I have several friends that like to dress in trendy clothes, so they buy cheaper clothes and then don't feel bad about buying new clothes every season. I have such a hard time wearing something for such a short time. It seems wasteful. I've discovered that if I pay a little bit more for a piece of clothing (bought from the right supplier) it really does last longer. I was wearing a shirt yesterday that I've owned for nearly nine years! And it's barely faded, which is amazing.

Alison said...

This is one of my pet peeves as well. I'd love to be my like my grandparents, using household items 40 and 60 years after purchase but as you all have pointed out, that's not easy to do these days even if you are well-intentioned and determined.

One thing I've done when faced with a dilemma such as milehimama is offer the excess parts for free on a website such as craigslist or freecycle.org. I'm in California and a lady on the East Coast, Connecticut I think it was, contacted me for a blender jar I was offering after the power components conked out. She paid the shipping for me to send it to her which was still much cheaper than her buying a replacement. (I did not ship it until I'd received her payment and it cleared my bank.)

Brenda said...

In the midst of our butter yellow kitchen with the cream colored frig is a...1970s brown stove.

It was there when the young people who had this house before us lived here. I suspect it has been here since almost the first owner.

However, it works just great so why replace it. As I said on my blog at one time, I look at it as another antique.

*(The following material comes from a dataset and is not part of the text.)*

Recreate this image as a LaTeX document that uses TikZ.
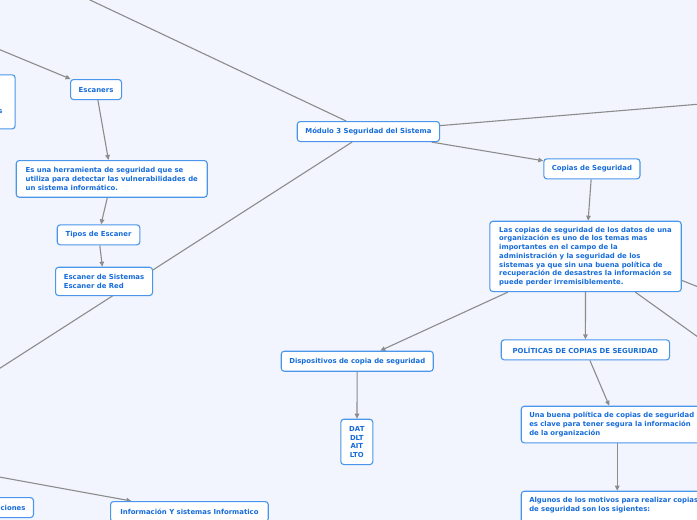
\documentclass[tikz,border=0pt]{standalone}
\usepackage{fontspec}
\setmainfont{DejaVu Sans}
\usepackage{xcolor}
\usetikzlibrary{arrows.meta,backgrounds}

\definecolor{fondo}{RGB}{242,245,254}
\definecolor{borde}{RGB}{74,150,235}
\definecolor{texto}{RGB}{22,108,218}
\definecolor{enlace}{RGB}{140,140,140}

\begin{document}
\begin{tikzpicture}[->,>={Triangle[length=5pt,width=4.5pt]},x=1pt,y=-1pt,
                    every edge/.style={draw=enlace,line width=1.1pt}]
\tikzstyle{tema}=[draw=borde,line width=1.1pt,fill=white,rounded corners=3pt,
                  text=texto,font=\fontsize{6.9}{8.7}\selectfont\bfseries,
                  inner xsep=8pt,inner ysep=3pt,minimum height=20pt,
                  anchor=north west,align=center]
\tikzstyle{nota}=[tema,align=left]
\useasboundingbox (0,0) rectangle (697,520);

% rama izquierda
\node[tema,anchor=north east,minimum height=54] (amenazas) at (15.7,74.3) {\strut\\\strut\\s\hspace*{4.7pt}};
\node[tema,minimum width=51] (escaners) at (70,79) {Escaners};
\node[nota,minimum width=191,minimum height=36.7] (herramienta) at (15.7,160)
  {Es una herramienta de seguridad que se\\utiliza para detectar las vulnerabilidades de\\un sistema informático.};
\node[tema,minimum width=82.6] (tipos) at (56.7,224.3) {Tipos de Escaner};
\node[nota,minimum width=97,minimum height=28.3] (escanerTipos) at (55,266.7) {Escaner de Sistemas\\Escaner de Red};
\node[tema,anchor=north east] (opciones) at (34,497) {ciones};
\node[tema,minimum width=157.7] (informacion) at (110,501) {Información Y sistemas Informatico};

% centro
\node[tema,minimum width=142.3] (modulo) at (296.7,121) {Módulo 3 Seguridad del Sistema};

% rama derecha
\node[tema,minimum width=96] (copias) at (543.3,158.3) {Copias de Seguridad};
\node[nota,minimum width=191.4,minimum height=70.3] (lascopias) at (489.3,220.7)
  {Las copias de seguridad de los datos de una\\organización es uno de los temas mas\\importantes en el campo de la\\administración y la seguridad de los\\sistemas ya que sin una buena política de\\recuperación de desastres la información se\\puede perder irremisiblemente.};
\node[tema,minimum width=152] (dispositivos) at (280.7,350.7) {Dispositivos de copia de seguridad};
\node[tema,minimum width=32,minimum height=45.3] (formatos) at (340.3,418.7) {DAT\\DLT\\AIT\\LTO};
\node[tema,minimum width=168.3] (politicas) at (500.7,339.3) {POLÍTICAS DE COPIAS DE SEGURIDAD};
\node[nota,text width=176,minimum height=36.6] (buena) at (520.7,405.7)
  {Una buena política de copias de seguridad\\es clave para tener segura la información\\de la organización};
\node[nota,text width=190,inner ysep=6pt] (motivos) at (520.7,490.7)
  {Algunos de los motivos para realizar copias\\de seguridad son los sigientes:\\\strut};

% ramas que siguen fuera del cuadro
\coordinate (modArriba) at (60,-14.2);
\coordinate (escIzq) at (-20,41.5);
\coordinate (modIzq) at (-20,381);
\coordinate (modDer) at (720,102.4);
\coordinate (copDer1) at (740,303.5);
\coordinate (copDer2) at (730,360);
\coordinate (infIzq) at (-20,473.5);

\begin{scope}[on background layer]
\fill[fondo,-] (0,0) rectangle (697,520);
\path (modArriba) edge[-] (modulo)
      (modulo) edge[-] (modIzq) edge[-] (modDer) edge (copias)
      (escIzq) edge (escaners)
      (escaners) edge (herramienta)
      (herramienta) edge (tipos)
      (tipos) edge (escanerTipos)
      (copias) edge (lascopias)
      (lascopias) edge (dispositivos) edge (politicas) edge[-] (copDer2)
      (lascopias.-14.7) edge[-] (copDer1)
      (dispositivos) edge (formatos)
      (politicas) edge (buena)
      (buena.south) edge (buena.south |- motivos.north)
      (infIzq) edge (informacion);
\end{scope}
\end{tikzpicture}
\end{document}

You are SO right, though. They really do not make things like they used to!

debbie said...

Enjoyed the post. To coffeemamma, fyi we just solved the same problem of "disposable" makers by buying an inexpensive filter holder that will fit nicely over the mouth of a thermos. We pour through the boiling water, cap the thermos, and our coffee tastes better than in a maker, no additional costs to keep the warming burner on, no extra "toasting" of the coffee, and once it does get cold, it can be reheated quickly in a microwave or stovetop. To the lady who bought the used bread machine for the replacement part, I hope you returned the rest of the unit to the thrift store in case somebody else needed to replace only the body part of theirs that broke down. I try to purchase the more expensive items when the quality is obviously much better and also when it's an item that one of us would know how to repair or re-use as needed until it really wears out. Look for ways to avoid the "disposable" inexpensive items that the box stores keep trying to sell us -- challenging but so important.

Anonymous said...

I so agree with this entry! I too have discovered that there are household items and clothing items esp. that are just better if you buy better. Sure, there are some things I don't mind being disposable (napkins, occasionally plates, diapers), but when it comes to my underwear and my son's socks, it needs to last. I started buying Victoria's Secret undies several years ago (at their semi-annual sales) because I discovered they lasted better - I still have pairs from probably three years ago that are in good condition. However, when I last bought some last summer, not only do they cost probably a dollar more than they used to, they're already wearing out! What's up with that?!?!